Однако осенью 1814 года прусская делегация не собиралась играть в бирюльки. Миссия Пруссии, самой слабой державы в «Большой четверке», считалась наиболее опасной и непредсказуемой, составленной из честолюбивых и одаренных людей вроде Гумбольдта. Они вели себя дерзко и воинственно, подготовив основательную дипломатическую базу.
Ни одна из держав не потеряла столько территории, как Пруссия, и ни одно другое государство не потерпело от французов столько унижений. Если другие страны-победительницы хоть что-то приобрели, нанося поражение Наполеону и подписывая Парижский договор, то Пруссия сохранила лишь название и едва ли половину земель, которые имела до войны.
Кроме того, прусские правители веками страдали комплексом незащищенности.
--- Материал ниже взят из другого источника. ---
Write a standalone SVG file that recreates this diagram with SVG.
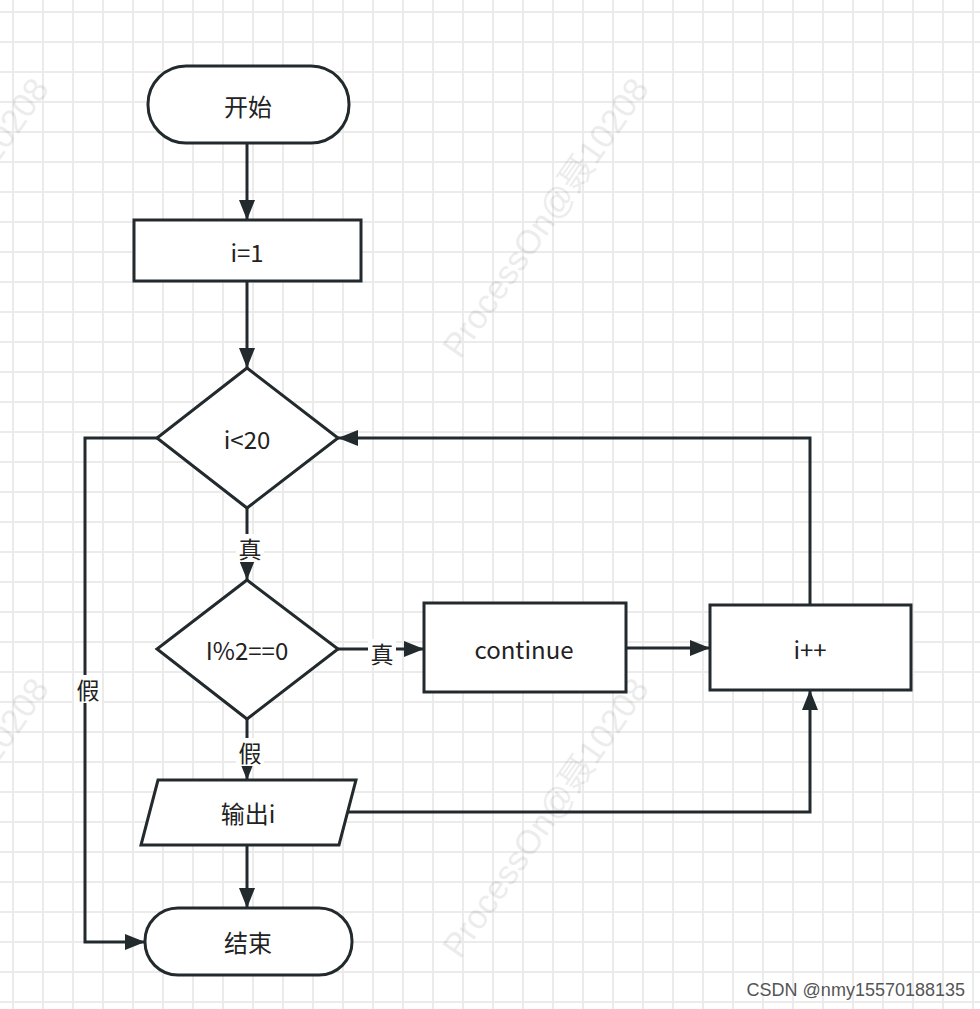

Равнины с сосновыми борами, песчаные дюны и болотистое северное побережье особенно не препятствовали потенциальному агрессору. По границам не было ни гор, ни океанов, ни каких-либо иных естественных преград, и все это распаляло милитаристские настроения. И до нынешнего короля Фридриха Вильгельма III все самодержцы Пруссии отличались дурным пристрастием к армиям.
Последние годы, особенно после унизительного поражения при Ауэрштедте и Йене в 1806 году, Пруссия проводила различные реформы. Она переняла у французов военную тактику, систему обучения солдат и всеобщую воинскую повинность, централизовала государственное управление. Как саркастически заметил Меттерних, «конспиративную свору посредственностей больше не сдерживал страх перемен». Крестьяне получили свободу, Пруссия реорганизовала систему образования, сделала более эффективным налогообложение. Пруссия настроилась на то, чтобы играть в Центральной Европе более существенную роль.